Their models show that groups of functionally diverse people can consistently outperform groups of homogenous high-performers. This is usually explained by reference to the fact that groups of functionally diverse individuals each bring something different to the table and are, as a result, better equipped to view a decision from different perspectives. As such, they gain something from being in a group setting that homogenous high-performers would not: perspective. 

While homogenous high-performers are experts in their fields and skilled at making good decisions, functionally diverse groups can cover more ground and consider more factors in decision-making. As a result, groups of functionally diverse individuals benefit from being in a group setting and perform better in larger groups. In contrast, high-performing homogenous individuals usually perform the same, with or without a group of peers. 

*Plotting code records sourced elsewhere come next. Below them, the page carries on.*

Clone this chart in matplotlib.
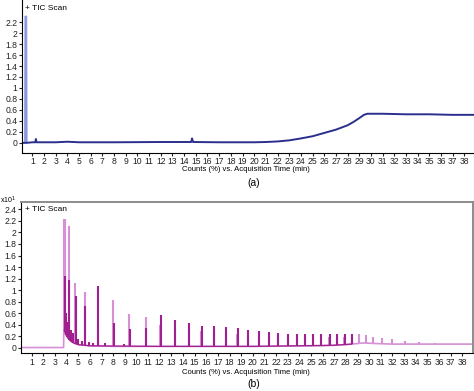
import matplotlib
matplotlib.use("Agg")
import matplotlib.pyplot as plt
import numpy as np

plt.rcParams['font.family'] = ['Liberation Sans', 'DejaVu Sans']

# ---- data: panel (a), blank run ----
spike_a_t = [0.33, 0.36, 0.52, 0.55]
spike_a_y = [0.0, 2.31, 2.31, 0.0]

trace_a_t = [0.12, 0.5, 1.0, 1.25, 1.3, 1.35, 2.0, 3.0, 3.5, 4.0, 4.5, 5.0, 8.0, 12.0,
             14.6, 14.68, 14.76, 17.0, 20.0, 21.0, 22.0, 23.0, 24.0, 25.0, 26.0,
             27.0, 28.0, 28.5, 29.0, 29.4, 29.7, 31.0, 33.0, 35.0, 37.0, 39.0]
trace_a_y = [0.0, 0.0, 0.01, 0.01, 0.07, 0.01, 0.01, 0.01, 0.015, 0.02, 0.015, 0.01, 0.01, 0.015,
             0.015, 0.08, 0.015, 0.01, 0.01, 0.015, 0.025, 0.045, 0.08, 0.12, 0.18,
             0.24, 0.32, 0.38, 0.45, 0.51, 0.53, 0.53, 0.52, 0.52, 0.51, 0.51]

# ---- data: panel (b), sample run ----
base_b_t = [0.08, 3.74, 3.76, 4.0, 4.3, 4.6, 5.0, 6.0, 8.0, 12.0, 20.0, 26.0, 27.0,
            28.0, 29.0, 29.5, 30.5, 32.0, 34.0, 36.0, 38.9]
base_b_y = [0.0, 0.0, 0.3, 0.2, 0.12, 0.08, 0.05, 0.03, 0.02, 0.02, 0.02, 0.03, 0.04,
            0.05, 0.07, 0.08, 0.07, 0.06, 0.06, 0.06, 0.06]

dark_base_t = [3.8, 4.0, 4.3, 4.6, 5.0, 6.0, 12.0, 20.0, 27.0, 28.5]
dark_base_y = [0.3, 0.2, 0.12, 0.08, 0.05, 0.03, 0.02, 0.02, 0.04, 0.06]

light_peak_t = [3.78, 3.84, 3.9, 4.22, 4.75, 5.55, 6.68, 8.0, 9.4, 10.78, 12.05, 13.28,
                14.48, 15.58, 16.68, 17.68, 18.65, 19.6, 20.5, 21.38, 22.2, 23.0,
                23.78, 24.5, 25.2, 25.9, 26.55, 27.2, 27.85, 28.5, 29.1, 29.7, 30.3,
                31.1, 32.0, 33.1, 34.3, 35.7, 37.5]
light_peak_h = [2.24, 2.24, 2.24, 2.11, 1.13, 0.97, 0.4, 0.83, 0.58, 0.53, 0.4, 0.35,
                0.3, 0.28, 0.27, 0.25, 0.24, 0.22, 0.2, 0.2, 0.19, 0.18,
                0.18, 0.17, 0.17, 0.18, 0.18, 0.18, 0.19, 0.2, 0.24, 0.22, 0.19,
                0.16, 0.14, 0.12, 0.10, 0.08, 0.07]

dark_peak_t = [3.82, 3.95, 4.05, 4.24, 4.4, 4.55, 4.79, 5.0, 5.3, 5.56, 5.9, 6.3, 6.73,
               7.3, 8.03, 8.9, 9.42, 10.82, 12.08, 13.3, 14.5, 15.6, 16.7, 17.7, 18.7,
               19.6, 20.5, 21.4, 22.2, 23.0, 23.8, 24.5, 25.2, 25.9, 26.6, 27.2, 27.9, 28.5]
dark_peak_h = [1.24, 0.6, 0.45, 1.18, 0.3, 0.25, 0.9, 0.15, 0.12, 0.73, 0.1, 0.08, 1.07,
               0.08, 0.42, 0.06, 0.33, 0.34, 0.56, 0.48, 0.42, 0.38, 0.38, 0.35, 0.34,
               0.30, 0.28, 0.27, 0.26, 0.24, 0.24, 0.23, 0.23, 0.24, 0.24, 0.24, 0.24, 0.24]

x_ticks = list(range(1, 39))
y_ticks_a = [0, 0.2, 0.4, 0.6, 0.8, 1, 1.2, 1.4, 1.6, 1.8, 2, 2.2]
y_ticks_b = [0, 0.2, 0.4, 0.6, 0.8, 1, 1.2, 1.4, 1.6, 1.8, 2, 2.2, 2.4]

xlabel = "Counts (%) vs. Acquisition Time (min)"

LIGHT_BLUE = '#8a98e2'
NAVY = '#2a2f8e'
PINK = '#d690d6'
PURPLE = '#a0208f'

W, H = 474, 391
fig = plt.figure(figsize=(W / 100, H / 100), dpi=100)


def px_axes(left, top, right, bottom):
    return fig.add_axes([left / W, 1 - bottom / H, (right - left) / W, (bottom - top) / H])


def style_axes(ax, yticks):
    ax.set_xticks(x_ticks)
    ax.set_xticklabels([str(t) for t in x_ticks])
    ax.set_yticks(yticks)
    ax.set_yticklabels([('%g' % v) for v in yticks])
    ax.tick_params(direction='out', length=2.5, width=0.8, pad=0.8, labelsize=6.2,
                   colors='#222222')
    ax.spines['left'].set_color('black')
    ax.spines['bottom'].set_color('black')


# panel (a)
ax1 = px_axes(22, -2, 476, 152.7)
ax1.fill(spike_a_t, spike_a_y, color=LIGHT_BLUE, lw=0.6)
ax1.plot(trace_a_t, trace_a_y, color=NAVY, lw=1.4)
ax1.set_xlim(0.11, 39.0)
ax1.set_ylim(-0.18, 2.64)
style_axes(ax1, y_ticks_a)
ax1.spines['top'].set_visible(False)
ax1.spines['right'].set_visible(False)
ax1.text(0.006, 0.93, "+ TIC Scan", transform=ax1.transAxes, fontsize=6.0,
         va='center', ha='left')

# panel (b)
ax2 = px_axes(21, 202, 472.7, 353.3)
light_base = np.interp(light_peak_t, base_b_t, base_b_y)
dark_base = np.interp(dark_peak_t, dark_base_t, dark_base_y)
ax2.plot(base_b_t, base_b_y, color=PINK, lw=1.2)
ax2.vlines(light_peak_t, light_base, light_peak_h, color=PINK, lw=1.5)
ax2.plot(dark_base_t, dark_base_y, color=PURPLE, lw=0.9)
ax2.vlines(dark_peak_t, dark_base, dark_peak_h, color=PURPLE, lw=1.5)
ax2.set_xlim(0.08, 38.9)
ax2.set_ylim(-0.10, 2.53)
style_axes(ax2, y_ticks_b)
for s in ['top', 'right']:
    ax2.spines[s].set_color('#8c8c8c')
    ax2.spines[s].set_linewidth(1.4)
ax2.text(0.008, 0.952, "+ TIC Scan", transform=ax2.transAxes, fontsize=6.0,
         va='center', ha='left')
fig.text(0.001, 1 - 200 / H, "x10$^{1}$", fontsize=5.0, va='center', ha='left')

# axis titles and captions
fig.text(0.519, 1 - 169.3 / H, xlabel, fontsize=5.5, ha='center', va='center')
fig.text(0.536, 1 - 183.3 / H, "(a)", fontsize=7.4, ha='center', va='center')
fig.text(0.519, 1 - 372.3 / H, xlabel, fontsize=5.5, ha='center', va='center')
fig.text(0.536, 1 - 383.7 / H, "(b)", fontsize=7.4, ha='center', va='center')

fig.savefig("out.png", dpi=100)
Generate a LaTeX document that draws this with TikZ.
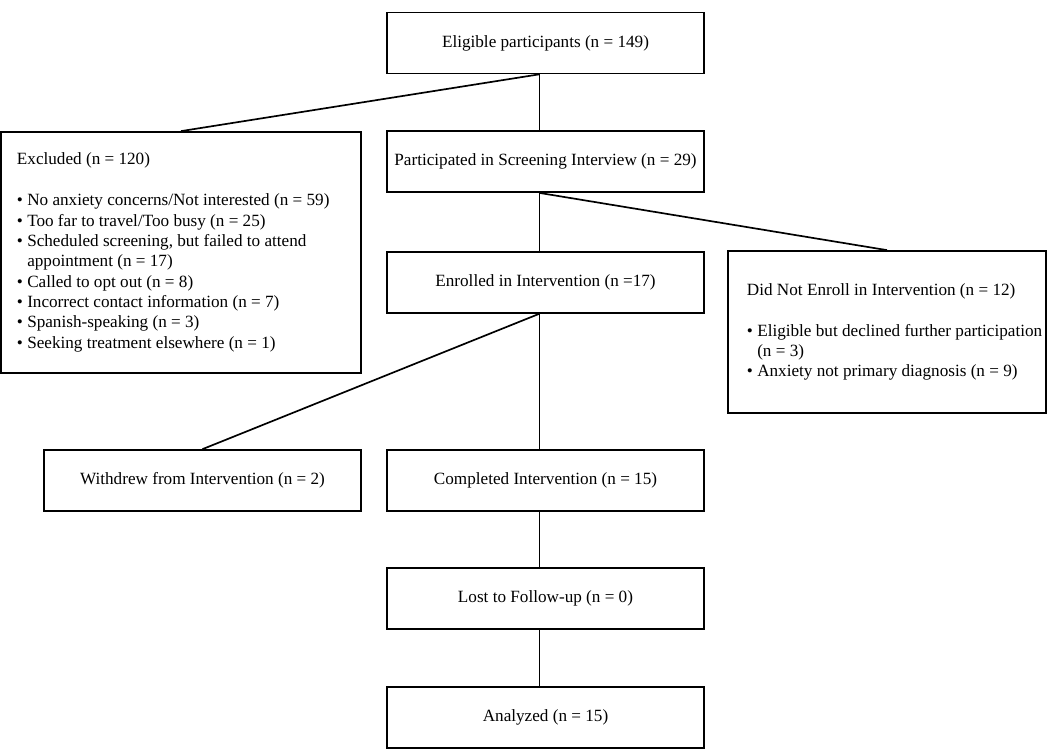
\documentclass[tikz,border=0pt]{standalone}
\usepackage{fontspec}
\setmainfont{Liberation Serif}
\usetikzlibrary{calc}

\begin{document}
\begin{tikzpicture}[x=0.025cm,y=-0.025cm,
	box/.style={draw,line width=1.2pt,minimum width=7.925cm,minimum height=1.525cm,inner sep=0pt,font=\fontsize{12.2}{14.5}\selectfont},
	listbox/.style={box,align=left,inner xsep=0.42cm},
	link/.style={line width=0.7pt}]
	\useasboundingbox (0,0) rectangle (1050,749);
	\def\cx{545.5}		%x of the central column
	\def\off{-0.16cm}	%connectors run a little left of the box centres
	\def\bline#1{\mbox{\spaceskip=0pt\xspaceskip=0pt #1}}	%one line, font's own spaces
	\def\bitem#1{\bline{\textbullet\ #1}}	%one line of a list
	\def\bcont#1{\bline{\hphantom{\textbullet\ }#1}}	%its second line
	
	\node[box] (elig) at (\cx,43) {Eligible participants (n = 149)};
	\node[box] (screen) at (\cx,161.5) {Participated in Screening Interview (n = 29)};
	\node[box] (enrol) at (\cx,282.5) {Enrolled in Intervention (n =17)};
	\node[box] (complete) at (\cx,480.5) {Completed Intervention (n = 15)};
	\node[box] (lost) at (\cx,598.5) {Lost to Follow-up (n = 0)};
	\node[box] (anal) at (\cx,717.5) {Analyzed (n = 15)};
	\node[box] (withdrew) at (202.5,480.5) {Withdrew from Intervention (n = 2)};
	
	\node[listbox,minimum width=9cm,text width=8.2cm,inner xsep=0.4cm,minimum height=6.025cm] (excl) at (181,252.5) {%
		\bline{Excluded (n = 120)}\\[14.5pt]
		\bitem{No anxiety concerns/Not interested (n = 59)}\\
		\bitem{Too far to travel/Too busy (n = 25)}\\
		\bitem{Scheduled screening, but failed to attend}\\
		\bcont{appointment (n = 17)}\\
		\bitem{Called to opt out (n = 8)}\\
		\bitem{Incorrect contact information (n = 7)}\\
		\bitem{Spanish-speaking (n = 3)}\\
		\bitem{Seeking treatment elsewhere (n = 1)}\\[13pt]};
	\node[listbox,minimum width=7.95cm,text width=7.0cm,inner xsep=0.475cm,minimum height=4.05cm] (noenrol) at (887,332) {%
		\bline{Did Not Enroll in Intervention (n = 12)}\\[14.5pt]
		\bitem{Eligible but declined further participation}\\
		\bcont{(n = 3)}\\
		\bitem{Anxiety not primary diagnosis (n = 9)}\\[24pt]};
	
	\foreach \a/\b in {elig/screen,screen/enrol,enrol/complete,complete/lost,lost/anal}{
		\draw[link] ([xshift=\off]\a.south) -- ([xshift=\off]\b.north);	%main column
	}
	\draw[link,line width=1.2pt] ([xshift=\off]elig.south) -- (excl.north);		%to excluded
	\draw[link,line width=1.2pt] ([xshift=\off]screen.south) -- (noenrol.north);	%to not enrolled
	\draw[link,line width=1.2pt] ([xshift=\off]enrol.south) -- (withdrew.north);	%to withdrew
\end{tikzpicture}
\end{document}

This prompts the question of how we ensure diversity in heuristics for governance participants. Luckily, there seems to be a strong correlation between diversity in functionality and diversity in socioeconomic factors. With this in mind, ensuring diversity in socioeconomic factors will usually result in a diversity of heuristics. 

All in all, there are several benefits to leaving governance to a large, competent, committed and diverse group of individuals. If we’re better at making decisions than heads or tails, and if we can achieve a sufficient representation of diversity in governance, we’ll be able to successfully and reliably make decisions that work for the good of the protocol.